“IT TAKES A TERRIBLE warning to bring us back to our moorings and our senses,” the Senator declared, referring to the Titanic disaster.
It was May 28, 1912, and the Senate hearings into the Titanic were in full swing. Senator Isidor Rayner of Maryland took the floor and summarized the lessons the shipwreck offered the nation. After commenting on maritime law, legal jurisdiction, and safer navigation, he allowed himself a personal flourish.
“There is another lesson,” he noted, “of far greater and more overwhelming significance than the lesson of corporate responsibility, and that is the lesson of religious faith.” For the Senator the Titanic served as a reminder to the wayward nation, which he felt was “abandoning the devout and simple lives of our ancestors.”
Rayner’s speech was printed along with the Senate report, buried amidst 1,100 pages of text. It would never have seen the light of day, except that on July 7, 1912, in a ‘Letter to the Editor’ of the New York Times, a reader brought it to the attention of the paper’s 100,000 subscribers.
Three months had passed since the Titanic had disappeared beneath the sea. “The mind stands aghast and appalled as these calamities come thick and fast,” Senator Raynor told his colleagues. But it was more than just a ship and its passengers that had stunned the public in both Great Britain and America – it was the very idea of the wreck.
Fifteen thousand people had labored for more than three years to bring the Titanic into being. It was the largest construction project since the creation of the pyramids. In the opening decade of a new century, it symbolized the ingenuity and technological know-how that would propel humankind into a new age.
Then she sank on her maiden voyage.
The day after the disaster the stock markets plunged. In New York, thousands of people wandered the streets in tears. “We forget in our moments of sorrow that it never was intended that the intellect of man should reason out such a problem,” Senator Rayner said.
Rayner was sixty-two years old when he addressed the hearings. He was nearing the end of a long career of public service, and was a devout Jew. “We are to a large extent today defying the ordinances of God,” he stated. “[T]he sooner we awaken to a . . . sense of our responsibility the better it will be for the spiritual elevation of the country.” The nation, he felt, was “running mad with the lust of wealth and of power and of ambition.”
‘Abdu’l-Bahá, who had been offered tickets on the Titanic, had spoken about the tragedy in Washington just as the Senate hearings began. “Although such an event is indeed regrettable,” he said, “we must realize that everything which happens is due to some wisdom.” He was consoled, he noted, “by the realization that the worlds of God are infinite . . .”

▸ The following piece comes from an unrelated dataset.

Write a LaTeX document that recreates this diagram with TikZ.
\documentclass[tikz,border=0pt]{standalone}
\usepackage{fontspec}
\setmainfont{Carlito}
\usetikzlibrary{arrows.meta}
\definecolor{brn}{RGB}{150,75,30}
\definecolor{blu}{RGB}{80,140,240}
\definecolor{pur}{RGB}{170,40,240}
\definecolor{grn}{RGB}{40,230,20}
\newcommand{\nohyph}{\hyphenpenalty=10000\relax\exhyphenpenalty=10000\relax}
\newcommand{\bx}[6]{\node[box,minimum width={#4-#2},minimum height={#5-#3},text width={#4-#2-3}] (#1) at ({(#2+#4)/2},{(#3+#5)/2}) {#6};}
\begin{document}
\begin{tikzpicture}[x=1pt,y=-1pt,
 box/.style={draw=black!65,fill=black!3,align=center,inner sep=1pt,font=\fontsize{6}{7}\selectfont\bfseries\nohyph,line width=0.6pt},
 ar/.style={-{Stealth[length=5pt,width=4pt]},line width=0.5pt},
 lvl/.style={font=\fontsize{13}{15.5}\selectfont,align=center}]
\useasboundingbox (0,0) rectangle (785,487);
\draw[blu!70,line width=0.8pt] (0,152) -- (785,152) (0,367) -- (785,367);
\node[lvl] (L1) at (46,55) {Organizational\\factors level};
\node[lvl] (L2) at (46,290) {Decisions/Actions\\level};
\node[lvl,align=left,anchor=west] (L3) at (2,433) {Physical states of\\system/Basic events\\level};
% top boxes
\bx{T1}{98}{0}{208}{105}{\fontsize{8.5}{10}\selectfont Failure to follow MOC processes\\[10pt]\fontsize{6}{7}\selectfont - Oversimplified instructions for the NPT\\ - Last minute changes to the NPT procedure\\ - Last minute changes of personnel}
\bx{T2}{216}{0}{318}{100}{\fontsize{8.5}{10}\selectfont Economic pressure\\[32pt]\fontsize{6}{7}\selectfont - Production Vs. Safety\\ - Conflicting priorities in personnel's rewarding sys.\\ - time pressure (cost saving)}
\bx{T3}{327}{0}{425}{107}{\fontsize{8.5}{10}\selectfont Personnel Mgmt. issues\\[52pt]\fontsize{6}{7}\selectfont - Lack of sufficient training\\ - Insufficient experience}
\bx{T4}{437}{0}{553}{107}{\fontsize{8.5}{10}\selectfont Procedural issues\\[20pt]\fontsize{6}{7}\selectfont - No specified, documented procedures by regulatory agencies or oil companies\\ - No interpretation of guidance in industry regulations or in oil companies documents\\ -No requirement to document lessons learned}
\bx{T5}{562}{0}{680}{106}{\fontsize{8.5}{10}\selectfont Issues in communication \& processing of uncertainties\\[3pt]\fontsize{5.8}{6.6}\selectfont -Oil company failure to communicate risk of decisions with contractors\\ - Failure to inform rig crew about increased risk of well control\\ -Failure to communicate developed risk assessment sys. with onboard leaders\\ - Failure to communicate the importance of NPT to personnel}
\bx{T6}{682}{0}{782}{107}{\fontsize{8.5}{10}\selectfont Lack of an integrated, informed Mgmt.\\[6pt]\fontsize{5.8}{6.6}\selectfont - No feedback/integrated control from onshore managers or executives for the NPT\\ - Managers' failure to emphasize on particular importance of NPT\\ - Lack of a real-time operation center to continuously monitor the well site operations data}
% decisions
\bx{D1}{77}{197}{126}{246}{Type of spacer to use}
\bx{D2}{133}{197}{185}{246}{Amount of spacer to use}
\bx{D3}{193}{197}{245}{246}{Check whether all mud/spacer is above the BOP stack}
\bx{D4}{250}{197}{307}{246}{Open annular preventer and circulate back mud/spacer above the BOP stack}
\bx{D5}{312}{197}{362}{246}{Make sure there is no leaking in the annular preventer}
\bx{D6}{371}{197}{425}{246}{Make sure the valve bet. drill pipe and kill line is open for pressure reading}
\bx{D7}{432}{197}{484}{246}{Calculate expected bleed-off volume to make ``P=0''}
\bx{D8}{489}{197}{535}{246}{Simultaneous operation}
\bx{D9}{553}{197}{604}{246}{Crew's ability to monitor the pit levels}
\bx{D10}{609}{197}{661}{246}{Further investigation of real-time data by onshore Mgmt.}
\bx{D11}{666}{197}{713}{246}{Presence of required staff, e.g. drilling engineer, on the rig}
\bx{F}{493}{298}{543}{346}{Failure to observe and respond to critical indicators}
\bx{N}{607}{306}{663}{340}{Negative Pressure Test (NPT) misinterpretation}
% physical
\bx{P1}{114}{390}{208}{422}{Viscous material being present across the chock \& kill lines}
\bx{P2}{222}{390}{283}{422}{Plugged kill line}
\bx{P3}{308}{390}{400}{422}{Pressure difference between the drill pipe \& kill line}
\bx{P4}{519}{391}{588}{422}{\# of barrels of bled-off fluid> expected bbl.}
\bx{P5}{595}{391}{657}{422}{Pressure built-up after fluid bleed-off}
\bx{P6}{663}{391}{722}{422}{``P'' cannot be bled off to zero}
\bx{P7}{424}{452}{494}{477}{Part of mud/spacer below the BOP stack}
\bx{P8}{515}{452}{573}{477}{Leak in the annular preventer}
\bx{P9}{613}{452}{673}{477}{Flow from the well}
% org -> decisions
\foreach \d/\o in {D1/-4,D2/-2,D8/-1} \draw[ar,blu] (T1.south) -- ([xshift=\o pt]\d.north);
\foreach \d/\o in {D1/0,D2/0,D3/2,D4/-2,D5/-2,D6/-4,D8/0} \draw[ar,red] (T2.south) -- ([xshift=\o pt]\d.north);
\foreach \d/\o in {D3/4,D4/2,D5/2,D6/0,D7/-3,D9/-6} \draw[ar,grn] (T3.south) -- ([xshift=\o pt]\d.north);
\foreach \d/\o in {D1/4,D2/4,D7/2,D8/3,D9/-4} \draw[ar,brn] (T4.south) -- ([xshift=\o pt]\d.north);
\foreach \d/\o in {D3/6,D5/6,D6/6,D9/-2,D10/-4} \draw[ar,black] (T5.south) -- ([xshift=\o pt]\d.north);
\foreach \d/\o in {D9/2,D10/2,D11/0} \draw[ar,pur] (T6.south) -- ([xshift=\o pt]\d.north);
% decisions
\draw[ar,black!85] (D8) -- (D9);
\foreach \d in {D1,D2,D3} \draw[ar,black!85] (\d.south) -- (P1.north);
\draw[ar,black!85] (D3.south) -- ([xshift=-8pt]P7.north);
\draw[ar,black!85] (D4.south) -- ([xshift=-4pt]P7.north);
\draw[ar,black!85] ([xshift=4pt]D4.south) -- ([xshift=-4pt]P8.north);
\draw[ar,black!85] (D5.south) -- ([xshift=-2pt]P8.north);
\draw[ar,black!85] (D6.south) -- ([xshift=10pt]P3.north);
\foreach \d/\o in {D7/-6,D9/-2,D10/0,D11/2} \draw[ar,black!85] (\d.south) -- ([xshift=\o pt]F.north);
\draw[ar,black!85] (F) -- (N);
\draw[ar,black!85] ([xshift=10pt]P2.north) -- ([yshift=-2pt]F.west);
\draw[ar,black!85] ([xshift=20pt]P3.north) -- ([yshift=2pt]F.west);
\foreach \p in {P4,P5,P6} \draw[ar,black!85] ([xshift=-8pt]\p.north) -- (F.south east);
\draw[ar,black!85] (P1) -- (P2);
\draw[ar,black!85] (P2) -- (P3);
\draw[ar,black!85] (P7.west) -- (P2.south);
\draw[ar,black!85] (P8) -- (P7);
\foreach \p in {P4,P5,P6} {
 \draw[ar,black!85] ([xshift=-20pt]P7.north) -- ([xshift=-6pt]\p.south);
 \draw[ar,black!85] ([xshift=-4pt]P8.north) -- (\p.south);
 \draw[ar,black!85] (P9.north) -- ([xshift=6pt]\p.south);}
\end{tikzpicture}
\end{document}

Like Senator Rayner, ‘Abdu’l-Bahá perceived a deeper meaning in the Titanic disaster. “We are living in a day of reliance upon material conditions,” he stated. “Men imagine that the great size and strength of a ship, the perfection of machinery or the skill of a navigator will ensure safety, but these disasters sometimes take place that men may know that God is the real Protector.”

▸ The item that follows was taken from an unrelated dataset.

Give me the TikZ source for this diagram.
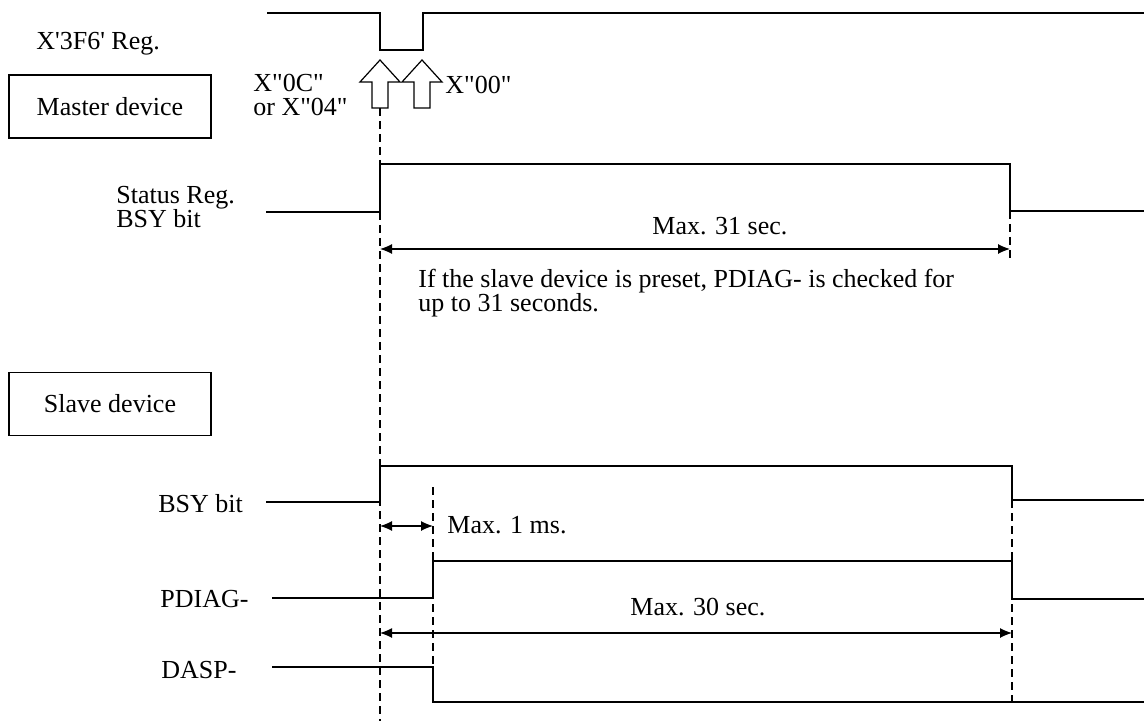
\documentclass[tikz,border=0pt]{standalone}
\usepackage{fontspec}
\setmainfont{Liberation Serif}[Ligatures=TeXOff]
\usepackage{tikz}
\usetikzlibrary{arrows.meta,positioning}
\tikzset{
  sigline/.style={
    line width=1pt,
    line join=miter
  },
  dimarrow/.style={
    {Latex[length=6pt,width=5pt]}-{Latex[length=6pt,width=5pt]},
    line width=0.6pt
  },
  guideline/.style={
    dash pattern=on 4pt off 2.5pt,
    line width=0.6pt
  },
  devbox/.style={
    rectangle,
    draw,
    line width=0.6pt,
    minimum width=101pt,
    minimum height=31.5pt,
    inner sep=0pt
  },
  sigtag/.style={
    anchor=base west,
    inner sep=0pt,
    align=left
  },
  pushmark/.pic={
    \draw[line width=0.6pt] (-8,48) -- (-8,22) -- (-20,22) -- (0,0)
      -- (20,22) -- (8,22) -- (8,48) -- cycle;
  }
}

\begin{document}
\begin{tikzpicture}[x=0.5pt, y=-0.5pt, font=\fontsize{13}{12}\selectfont]
\useasboundingbox (0,0) rectangle (1144,721);

% master side (two-line tags sit on their last line)
\node[sigtag] (regtag) at (36,50) {X'3F6' Reg.};
\node[devbox] (master) at (110,106.5) {Master device};
\node[sigtag] (settag) at (253,116) {X"0C"\\or X"04"};
\node[sigtag] (cleartag) at (445,94) {X"00"};
\node[sigtag] (stattag) at (116,228) {Status Reg.\\BSY bit};
\node[sigtag] (max31) at (652,235) {Max. 31 sec.};
\node[sigtag] (note) at (418,312) {If the slave device is preset, PDIAG- is checked for\\up to 31 seconds.};

% slave side
\node[devbox] (slave) at (110,404) {Slave device};
\node[sigtag] (bsytag) at (158,512) {BSY bit};
\node[sigtag] (max1) at (447,533) {Max. 1 ms.};
\node[sigtag] (pdiagtag) at (160,607) {PDIAG-};
\node[sigtag] (max30) at (630,615) {Max. 30 sec.};
\node[sigtag] (dasptag) at (161,678) {DASP-};

% edges in time
\coordinate (reset) at (380,108);
\coordinate (resetend) at (380,721);
\coordinate (bsyup) at (433,487);
\coordinate (bsyupend) at (433,702);
\coordinate (mdone) at (1010,211);
\coordinate (mdoneend) at (1010,260);
\coordinate (sdone) at (1012,500);
\coordinate (sdoneend) at (1012,702);

\pic at (380,60) {pushmark};
\pic at (422,60) {pushmark};

\draw[sigline] (267,13) -- (380,13) -- (380,50) -- (423,50) -- (423,13) -- (1144,13);
\draw[sigline] (266,212) -- (380,212) -- (380,164) -- (1010,164) -- (1010,211) -- (1144,211);
\draw[sigline] (266,502) -- (380,502) -- (380,466) -- (1012,466) -- (1012,500) -- (1144,500);
\draw[sigline] (272,598) -- (433,598) -- (433,561) -- (1012,561) -- (1012,599) -- (1144,599);
\draw[sigline] (272,667) -- (433,667) -- (433,702) -- (1144,702);

\draw[guideline] (reset) -- (resetend);
\draw[guideline] (bsyup) -- (bsyupend);
\draw[guideline] (mdone) -- (mdoneend);
\draw[guideline] (sdone) -- (sdoneend);

\draw[dimarrow] (380,249) -- (1010,249);
\draw[dimarrow] (380,526) -- (433,526);
\draw[dimarrow] (380,633) -- (1012,633);
\end{tikzpicture}
\end{document}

Yet ‘Abdu’l-Bahá was also pragmatic. “Let no one imagine that these words imply that man should not be thorough and careful in his undertakings,” he said. “[H]e must provide and surround himself with all that scientific skill can produce. He must be deliberate, thoughtful and thorough in his purposes, build the best ship and provide the most experienced captain; yet, withal, let him rely upon God and consider God as the one Keeper.”
Senator Rayner, for his part, concluded with a warning: “If this disaster teaches no lesson or points no moral, then let us pass it by with stoical indifference until the next disaster comes, and in the meantime let the carnival go on.”